On Sat, Jan 18, 2020 at 03:12:08PM -0500, Joel Fernandes wrote:
> On Fri, Jan 17, 2020 at 08:28:26PM -0800, Paul E. McKenney wrote:
> > On Fri, Jan 17, 2020 at 09:10:49PM -0500, Joel Fernandes wrote:
> > > On Fri, Jan 17, 2020 at 03:17:56PM -0800, Paul E. McKenney wrote:
> > > > On Fri, Jan 17, 2020 at 05:18:04PM -0500, Joel Fernandes wrote:
> > > > > On Fri, Jan 17, 2020 at 04:58:14PM -0500, Joel Fernandes wrote:
> > > > > > Hi,
> > > > > > Me and Daniel were poking around with RCU_BOOST. I wrote a kernel module to
> > > > > > test it a bit and I don't see the boost happening (thanks to Daniel for idea
> > > > > > of writing a module). Haven't debugged it more yet. Will look more tomorrow.
> > > > > > But below is the kernel module code and it prints a FAIL message to kernel
> > > > > > logs in a few seconds.
> > > > > > 
> > > > > > I see the reader thread not getting CPU for several seconds. RCU_BOOST_DELAY
> > > > > > is set to 500.
> > > > > > 
> > > > > > Thoughts?
> > > > > 
> > > > > So this could be because I did not start a grace period which is quite silly.
> > > > > I am sorry about that. I will add another thread to start grace periods as
> > > > > well and let you know if I still see a problem.
> > > > 
> > > > In addition, the RCU_READER_DELAY isn't long enough to trigger RCU priority
> > > > boosting.  And RCU_BLOCKER_DELAY would be, except that I am not seeing
> > > > an RCU read-side critical section surrounding it.
> > > 
> > > I was assuming that only the thread being preempted needs an RCU read-side
> > > critical section. That preempted section would inherit the priority of the
> > > thread preempting it (the blocking thread). So the blocking thread would not
> > > need a read-side critical section, it just would need to be higher priority
> > > than the thread it is preempting and preempt it long enough to trigger the
> > > boosting.
> > > 
> > > Did I miss something?
> > 
> > Yes.  That is not how RCU priority boosting works.
> > 
> > What happens instead is that a set of rcub kthreads (one per leaf
> > rcu_node structure) run at the SCHED_FIFO priority specified by the
> > rcutree.kthread_prio kernel-boot parameter (as does the grace-period
> > kthread when RCU priority boosting is enabled).  When the grace-period
> > kthread decides that boosting is needed, it awakens the relevant rcub
> > kthread.  The rcub kthread initializes an rt_mutex into a state where
> > it appears to be held by the task that has been too long in an RCU
> > read-side critical section, then acquires the lock.  The lock-based
> > priority-boosting mechanism kicks in at that point.  (I heard this
> > approach from tglx.)
> 
> Thanks for the details.
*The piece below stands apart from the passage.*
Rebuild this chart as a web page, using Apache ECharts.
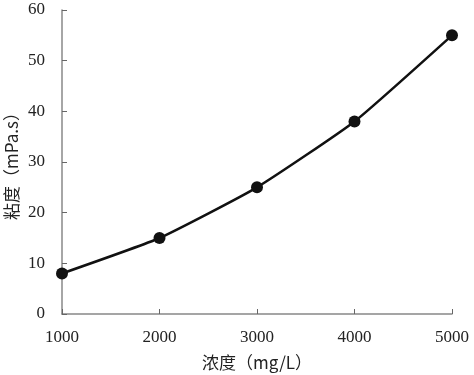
<!DOCTYPE html>
<html>
<head>
<meta charset="utf-8">
<script src="https://cdn.jsdelivr.net/npm/echarts@6/dist/echarts.min.js"></script>
<style>
  html, body { margin: 0; padding: 0; background: #fff; }
  #chart { width: 474px; height: 375px; }
</style>
</head>
<body>
<div id="chart"></div>
<script>
// 浓度 (mg/L) 与 粘度 (mPa.s)
var concentration = [1000, 2000, 3000, 4000, 5000];
var viscosity = [8, 15, 25, 38, 55];

var numFont = "Liberation Serif";
var cjkFont = "Noto Sans CJK SC";

var chart = echarts.init(document.getElementById("chart"));
chart.setOption({
  animation: false,
  grid: { left: 62, right: 22, top: 10, bottom: 61, outerBoundsMode: "none", containLabel: false },
  xAxis: {
    type: "value",
    min: 1000,
    max: 5000,
    interval: 1000,
    name: "浓度（mg/L）",
    nameLocation: "middle",
    nameGap: 40,
    nameMoveOverlap: false,
    nameTextStyle: { color: "#222", fontSize: 17, fontFamily: cjkFont },
    axisLine: { lineStyle: { color: "#888", width: 1.5 } },
    axisTick: { inside: true, length: 5, lineStyle: { color: "#666" } },
    axisLabel: {
      color: "#222", fontSize: 17, fontFamily: numFont, margin: 15,
      formatter: function (v) { return String(v); }
    },
    splitLine: { show: false }
  },
  yAxis: {
    type: "value",
    min: 0,
    max: 60,
    interval: 10,
    name: "粘度（mPa.s）",
    nameLocation: "middle",
    nameGap: 42,
    nameMoveOverlap: false,
    nameTextStyle: { color: "#222", fontSize: 17, fontFamily: cjkFont },
    axisLine: { show: true, lineStyle: { color: "#888", width: 1.5 } },
    axisTick: { show: true, inside: true, length: 5, lineStyle: { color: "#666" } },
    axisLabel: { color: "#222", fontSize: 17, fontFamily: numFont, margin: 17 },
    splitLine: { show: false }
  },
  series: [
    {
      type: "line",
      data: concentration.map(function (c, i) { return [c, viscosity[i]]; }),
      smooth: 0.15,
      symbol: "circle",
      symbolSize: 12,
      lineStyle: { color: "#111", width: 2.5 },
      itemStyle: { color: "#111" }
    }
  ]
});
</script>
</body>
</html>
It makes sense to me.

Glad it helped!

> > And I missed something as well, namely that everything is bound to the
> > same CPU in your test.  But did you remember to set rcutree.kthread_prio
> > to greater than 60?  It defaults to 1 when RCU priority boosting is
> > enabled, which isn't going to do much to a prio-50 SCHED_FIFO task,
> > let alone a prio-60 SCHED_FIFO task.
> 
> Yes indeed this was the issue. I set rcutree.kthread_prio to 90 and see the
> test passing now. Below is the updated test code for archival.

Very good!

> But wouldn't this be an issue unless rcu.kthread_prio is set the MAX_RT_PRIO
> or some high number? Because otherwise there could always be threads that
> don't get boosted.

It depends on the details of the real-time application and system.

Some systems might need rcu.kthread_prio to be set to (say) 57 so that it
didn't interfere with critical userspace tasks running at 58 and above.
So why default to 1 for CONFIG_RCU_BOOST in mainline?  Because the main
usecase there is a system with a massive overload of SCHED_NORMAL tasks.
In this case, SCHED_FIFO priority 1 suffices and minimally interferes
with any realtime workload that might be running.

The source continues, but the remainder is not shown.